Chandra Gian Asmara, CNBC Indonesia
27 September 2019 09:12
Aturan di RI Ribet Bukan Main Bisa Bikin Pening
Foto: Presiden Joko Widodo memimpin rapat terbatas (ratas) beserta jajaran terkait dalam rangka mengupayakan ekosistem dunia usaha yang mendukung investasi di Kantor Presiden, Jakarta, pada Rabu, (25/9/2019). (BPMI Setpres/Kris)
Jakarta, CNBC Indonesia - Internal pemerintah mengakui persoalan kerumitan aturan di Indonesia masih jadi momok yang belum terselesaikan. Di sisi lain masalah perizinan yang rumit dari aturan yang ribet juga makin merugikan posisi Indonesia dalam bersaing dengan negara lain dalam memperebutkan arus investasi masuk untuk menggerakkan ekonomi.
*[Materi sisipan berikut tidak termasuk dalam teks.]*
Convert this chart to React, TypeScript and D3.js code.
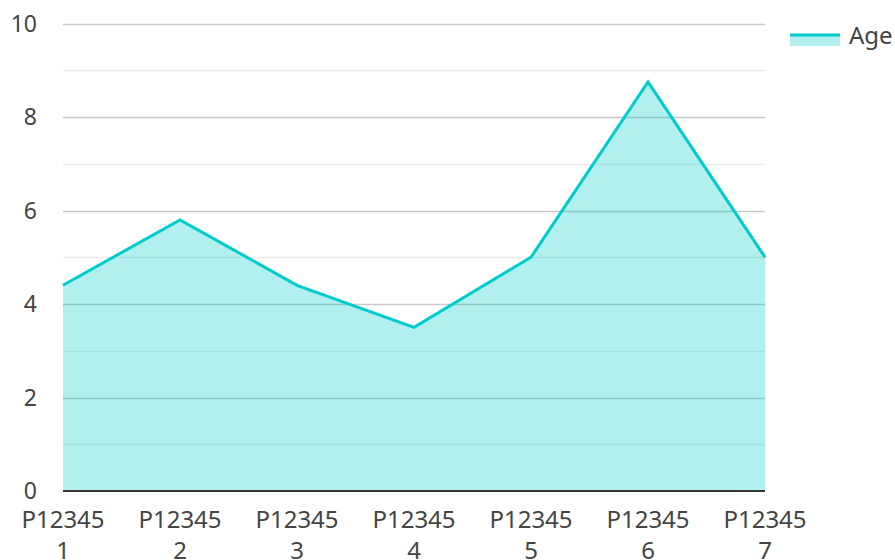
import { useEffect, useRef } from 'react';
import * as d3 from 'd3';

const categories = ['P123451', 'P123452', 'P123453', 'P123454', 'P123455', 'P123456', 'P123457'];
const ages = [4.4, 5.8, 4.4, 3.5, 5.0, 8.75, 5.0];
const yTicks = [0, 2, 4, 6, 8, 10];
const seriesName = 'Age';

export default function App() {
  const ref = useRef<SVGSVGElement | null>(null);

  useEffect(() => {
    const svg = d3.select(ref.current);
    svg.selectAll('*').remove();

    const font = '"Noto Sans", "Open Sans", sans-serif';
    const left = 63, right = 765, top = 23.5, bottom = 491;

    const x = d3.scalePoint().domain(categories).range([left, right]);
    const y = d3.scaleLinear().domain([0, 10]).range([bottom, top]);

    // grid: major at even values, minor at odd
    const grid = svg.append('g');
    d3.range(1, 11).forEach(v => {
      grid.append('line')
        .attr('x1', left).attr('x2', right)
        .attr('y1', Math.round(y(v)) + 0.5).attr('y2', Math.round(y(v)) + 0.5)
        .attr('stroke', v % 2 === 0 ? '#c8c8c8' : '#ebebeb')
        .attr('stroke-width', 1.5);
    });

    const data = categories.map((c, i) => ({ c, v: ages[i] }));

    const area = d3.area<{ c: string; v: number }>()
      .x(d => x(d.c)!)
      .y0(y(0))
      .y1(d => y(d.v));
    const line = d3.line<{ c: string; v: number }>()
      .x(d => x(d.c)!)
      .y(d => y(d.v));

    svg.append('path')
      .datum(data)
      .attr('d', area)
      .attr('fill', 'rgba(0, 204, 204, 0.3)');

    svg.append('path')
      .datum(data)
      .attr('d', line)
      .attr('fill', 'none')
      .attr('stroke', '#00cccc')
      .attr('stroke-width', 3);

    // baseline
    svg.append('line')
      .attr('x1', left).attr('x2', right)
      .attr('y1', y(0)).attr('y2', y(0))
      .attr('stroke', '#333')
      .attr('stroke-width', 2);

    // y labels
    svg.append('g').selectAll('text')
      .data(yTicks)
      .join('text')
      .attr('x', 37)
      .attr('y', d => y(d) + 8)
      .attr('text-anchor', 'end')
      .attr('fill', '#444')
      .style('font-family', font)
      .style('font-size', '23px')
      .text(d => d);

    // x labels, wrapped into two lines
    const xl = svg.append('g').selectAll('text')
      .data(categories)
      .join('text')
      .attr('text-anchor', 'middle')
      .attr('fill', '#444')
      .style('font-family', font)
      .style('font-size', '24px');
    xl.append('tspan')
      .attr('x', d => x(d)!)
      .attr('y', 528)
      .text(d => d.slice(0, 6));
    xl.append('tspan')
      .attr('x', d => x(d)!)
      .attr('y', 559)
      .text(d => d.slice(6));

    // legend
    const lg = svg.append('g');
    lg.append('rect')
      .attr('x', 790).attr('y', 35).attr('width', 50).attr('height', 11)
      .attr('fill', 'rgba(0, 204, 204, 0.3)');
    lg.append('line')
      .attr('x1', 790).attr('x2', 840).attr('y1', 35).attr('y2', 35)
      .attr('stroke', '#00cccc').attr('stroke-width', 3);
    lg.append('text')
      .attr('x', 849).attr('y', 44)
      .attr('fill', '#444')
      .style('font-family', font)
      .style('font-size', '24px')
      .text(seriesName);
  }, []);

  return (
    <svg
      ref={ref}
      width={895}
      height={560}
      style={{ position: 'absolute', left: 0, top: 0, overflow: 'hidden' }}
    />
  );
}
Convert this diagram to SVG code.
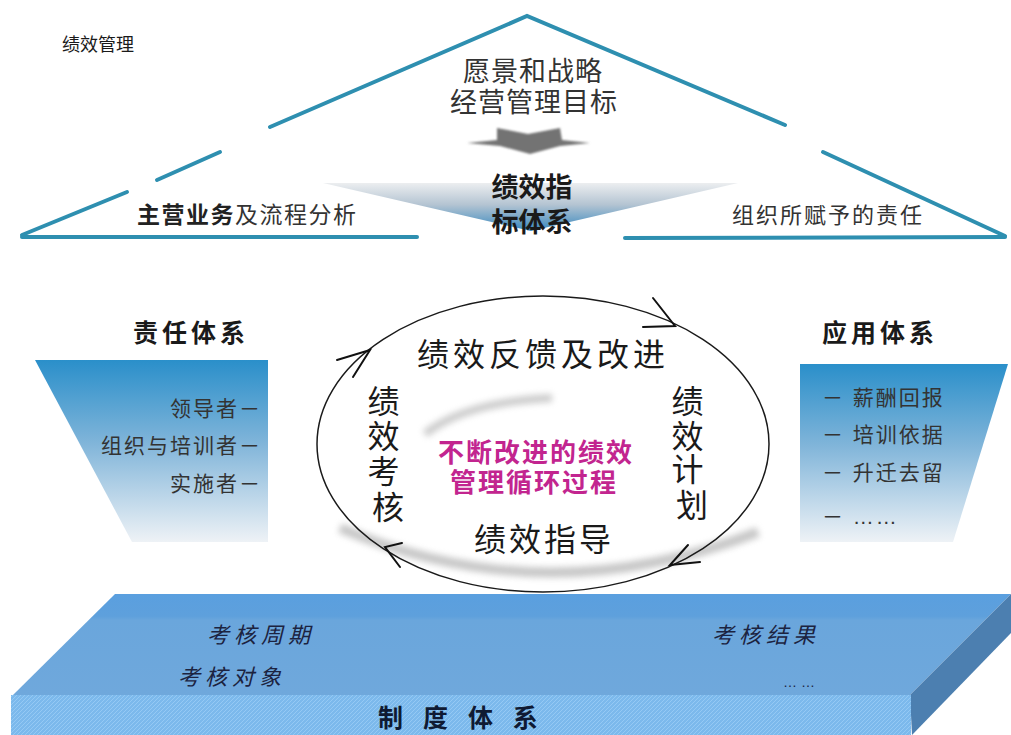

Menteri Koordinator Bidang Perekonomian Darmin Nasution angkat bicara soal ruwetnya aturan perizinan yang kerap kali dikeluhkan Presiden Joko Widodo (Jokowi) dalam beberapa waktu terakhir.

Salah satu pangkal masalahnya, yaitu penyerahan kewenangan perundang-undangan kepada pemerintah daerah maupun kepada para menteri. Padahal, seharusnya hal ini berada di bawah langsung kendali presiden.

"Izin itu pelaksanaannya dari kewenangan presiden, sebagai kepala pemerintahan," kata Menteri Koordinator Bidang Perekonomian Darmin Nasution, Rabu (25/9/2019).



Ia mencontohkan Undang-Undang (UU) 23/2014 tentang pemerintah daerah. Dalam payung hukum tersebut, ada sejumlah kewenangan yang disentralisasikan kepada pemerintah daerah. Keruwetan ini, tak hanya soal kewenangan di internal pemerintah, tapi terasa sampai diimplementasikan di lapangan termasuk perizinan di daerah.
 
Kalangan pengusaha juga mengakui keruwetan dalam perizinan berusaha termasuk di daerah. Ketua Umum Asosiasi Pertekstilan Indonesia, Ade Sudrajat, membeberkan sejumlah perizinan yang harus diselesaikan pengusaha ketika akan membuka pabrik di daerah. Mereka harus pusing 'tujuh keliling' menghadapi ribetnya perizinan.

"Untuk mendirikan pabrik di daerah itu perlu izin lokasi. Izin lokasi ini punya syarat, yaitu izin tetangga. Radius (pabrik dan pemukiman) 1 km," kata Ade kepada CNBC Indonesia, Kamis (26/9/2019).

Untuk mendapat izin tetangga, Ade mengatakan pengusaha diharuskan untuk mendapat semua tandatangan warga. Ini menjadi kendala lantaran pengusaha perlu mengeluarkan biaya yang tidak sedikit.

"Kalau tanda tangan seluruh warga, Anda tahu sendiri biayanya akan membengkak karena tidak ada yang gratis," tambahnya.

Selanjutnya, pengusaha harus memperoleh izin gangguan (Hinderordonnantie/HO), izin dari RT/RW dan Kelurahan. Setelah itu, izin lokasi baru bisa diproses.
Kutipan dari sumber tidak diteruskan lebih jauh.